The codebase trains a shared policy that controls agents individually with direct engine inputs rather than pixel observations. Agents interact with the simulator as follows:

Action Space:

  • Movement amount: Egocentric polar coordinates for the direction and amount to move, translated to XY forces in the physics engine.
  • Rotation amount: Torque applied to the agent to turn.
  • Grab: Boolean, true to grab if possible or release if already holding an object.

Observation Space:

  • Global position.
  • Position within the current room.
  • Distance and direction to all the buttons and cubes in the current room (egocentric polar coordinates).
  • 30 Lidar samples arrayed in a circle around the agent, giving distance to the nearest object along a direction.
  • Whether the current room's door is open (boolean).
  • Whether an object is currently grabbed (boolean).
  • The max distance achieved so far in the level.
  • The number of steps remaining in the episode.

Rewards: Agents are rewarded for the max distance achieved along the Y axis (the length of the level). Each step, new reward is assigned if the agents have progressed further in the level, or a small penalty reward is assigned if not.

For specific details about the format of observations, refer to exported ECS components introduced in the code walkthrough section.
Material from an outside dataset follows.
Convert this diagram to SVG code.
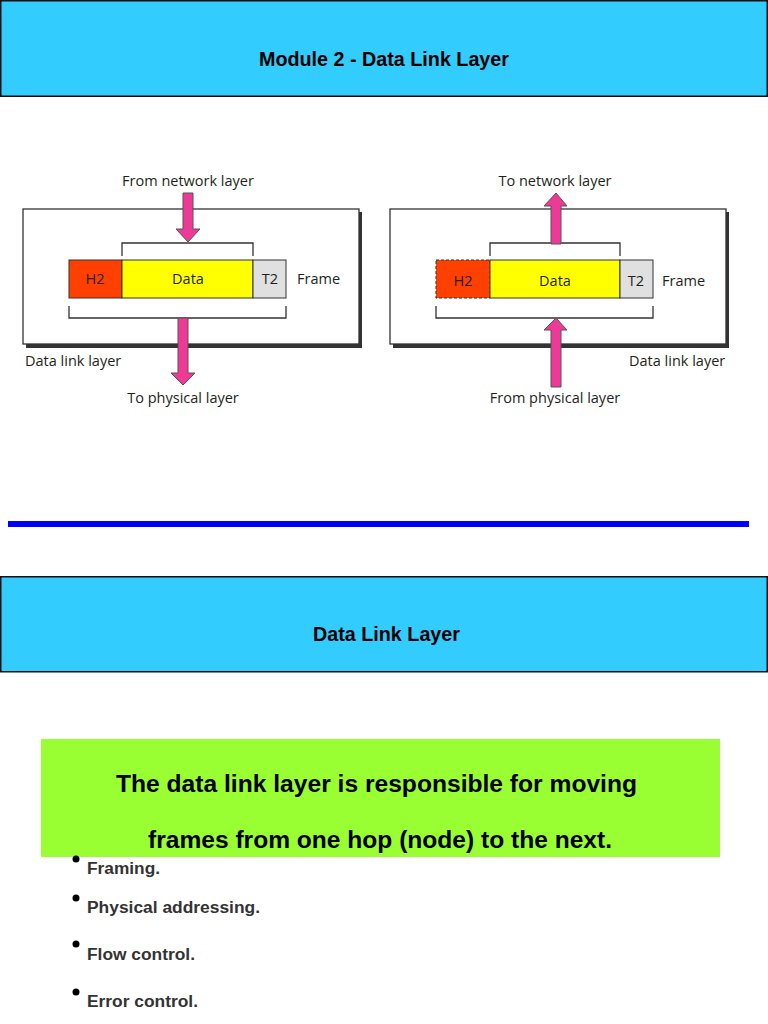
<svg xmlns="http://www.w3.org/2000/svg" width="768" height="1024" viewBox="0 0 768 1024">
<style>
.hdr{fill:#33ccff;stroke:#111;stroke-width:1.5}
.htxt{font-family:"Liberation Sans",Arial,sans-serif;font-weight:bold;font-size:19.5px;fill:#000;text-anchor:middle}
.box{fill:#fff;stroke:#333;stroke-width:1.3}
.shadow{fill:#333}
.lbl{font-family:"Open Sans","Liberation Sans",sans-serif;font-size:14.5px;fill:#231f20}
.mid{text-anchor:middle}
.h2{fill:#ff4000;stroke:#333;stroke-width:1}
.data{fill:#ffff00;stroke:#333;stroke-width:1}
.t2{fill:#e0e0e0;stroke:#333;stroke-width:1}
.brk{fill:none;stroke:#333;stroke-width:1.3}
.arr{fill:#ee3a96;stroke:#555;stroke-width:1}
.big{font-family:"Liberation Sans",Arial,sans-serif;font-weight:bold;font-size:23px;fill:#000}
.bul{font-family:"Liberation Sans",Arial,sans-serif;font-weight:bold;font-size:16px;fill:#333}
</style>
<rect width="768" height="1024" fill="#fff"/>
<g id="header1">
<rect class="hdr" x="0.75" y="0.75" width="766.5" height="95.5"/>
<text class="htxt" x="384" y="66" textLength="250" lengthAdjust="spacingAndGlyphs">Module 2 - Data Link Layer</text>
</g>
<g id="left-diagram">
<rect class="shadow" x="26" y="212" width="336" height="136"/>
<rect class="box" x="23" y="209" width="336" height="135"/>
<rect class="h2" x="69" y="260" width="53" height="38"/>
<rect class="data" x="122" y="260" width="131" height="38"/>
<rect class="t2" x="253" y="260" width="33" height="38"/>
<text class="lbl mid" x="95" y="284">H2</text>
<text class="lbl mid" x="188" y="284">Data</text>
<text class="lbl mid" x="270" y="284">T2</text>
<text class="lbl" x="297" y="284">Frame</text>
<text class="lbl mid" x="188" y="186">From network layer</text>
<text class="lbl" x="25" y="366">Data link layer</text>
<text class="lbl mid" x="183" y="403">To physical layer</text>
</g>
<g id="right-diagram">
<rect class="shadow" x="393" y="212" width="336" height="136"/>
<rect class="box" x="390" y="209" width="336" height="135"/>
<rect class="h2" x="436" y="260" width="54" height="38" stroke-dasharray="3,2"/>
<rect class="data" x="490" y="260" width="130" height="38"/>
<rect class="t2" x="620" y="260" width="33" height="38"/>
<text class="lbl mid" x="463" y="286">H2</text>
<text class="lbl mid" x="555" y="286">Data</text>
<text class="lbl mid" x="636" y="286">T2</text>
<text class="lbl" x="662" y="286">Frame</text>
<text class="lbl mid" x="555" y="186">To network layer</text>
<text class="lbl" x="629" y="366">Data link layer</text>
<text class="lbl mid" x="555" y="403">From physical layer</text>
</g>
<g id="connectors">
<path class="brk" d="M122,256 V243 H253 V256"/>
<path class="brk" d="M69,306 V318 H286 V306"/>
<path class="brk" d="M490,256 V243 H620 V256"/>
<path class="brk" d="M436,306 V318 H653 V306"/>
<polygon class="arr" points="183,193 193,193 193,229 200,229 188,242 176,229 183,229"/>
<polygon class="arr" points="178,318 188,318 188,373 195,373 183,385 171,373 178,373"/>
<polygon class="arr" points="551,244 561,244 561,206 567,206 556,193 544,206 551,206"/>
<polygon class="arr" points="551,387 561,387 561,330 567,330 556,318 544,330 551,330"/>
</g>
<g id="divider">
<rect x="8" y="521" width="741" height="6" fill="#0000ff"/>
</g>
<g id="header2">
<rect class="hdr" x="0.75" y="576.75" width="766.5" height="95"/>
<text class="htxt" x="386.5" y="641" textLength="147" lengthAdjust="spacingAndGlyphs">Data Link Layer</text>
</g>
<g id="summary">
<rect x="41" y="739" width="679" height="118" fill="#99ff33"/>
<text class="big" x="116" y="792" textLength="521" lengthAdjust="spacingAndGlyphs">The data link layer is responsible for moving</text>
<text class="big" x="148" y="848" textLength="464" lengthAdjust="spacingAndGlyphs">frames from one hop (node) to the next.</text>
</g>
<g id="bullets">
<circle cx="76" cy="859" r="3.5" fill="#000"/>
<text class="bul" x="87" y="874" textLength="73" lengthAdjust="spacingAndGlyphs">Framing.</text>
<circle cx="76" cy="898" r="3.5" fill="#000"/>
<text class="bul" x="87" y="913" textLength="173" lengthAdjust="spacingAndGlyphs">Physical addressing.</text>
<circle cx="76" cy="944" r="3.5" fill="#000"/>
<text class="bul" x="87" y="960" textLength="108" lengthAdjust="spacingAndGlyphs">Flow control.</text>
<circle cx="76" cy="992" r="3.5" fill="#000"/>
<text class="bul" x="87" y="1007" textLength="111" lengthAdjust="spacingAndGlyphs">Error control.</text>
</g>
</svg>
Overall the "full simulator" contains logic for three major concerns:

  • Procedurally generating a new random level for each episode.
  • Time stepping the environment, which includes executing rigid body physics and evaluating game logic in response to agent actions.
  • Generating agent observations from the state of the environment, which are communicated as PyTorch tensors to external policy evaluation or learning code.

Build Instructions

First, make sure you have all the dependencies listed here (briefly, recent python and cmake, as well as Xcode or Visual Studio on MacOS or Windows respectively).

To build the simulator with visualization support on Linux (build/viewer), you also need to install X11 and OpenGL development libraries. Equivalent dependencies should already be installed by Xcode on MacOS. For example, on Ubuntu:

sudo apt install libx11-dev libxrandr-dev libxinerama-dev libxcursor-dev libxi-dev mesa-common-dev

The built-in training functionality requires PyTorch 2.0 or later as well.

Now that you have the required dependencies, fetch the repo (don't forget --recursive!):

git clone --recursive https://github.com/shacklettbp/madrona_escape_room.git
cd madrona_escape_room

Next, for Linux and MacOS: Run cmake and then make to build the simulator:

mkdir build
cd build
cmake ..
make -j # cores to build with
cd ..

Or on Windows, open the cloned repository in Visual Studio and build the project using the integrated cmake functionality.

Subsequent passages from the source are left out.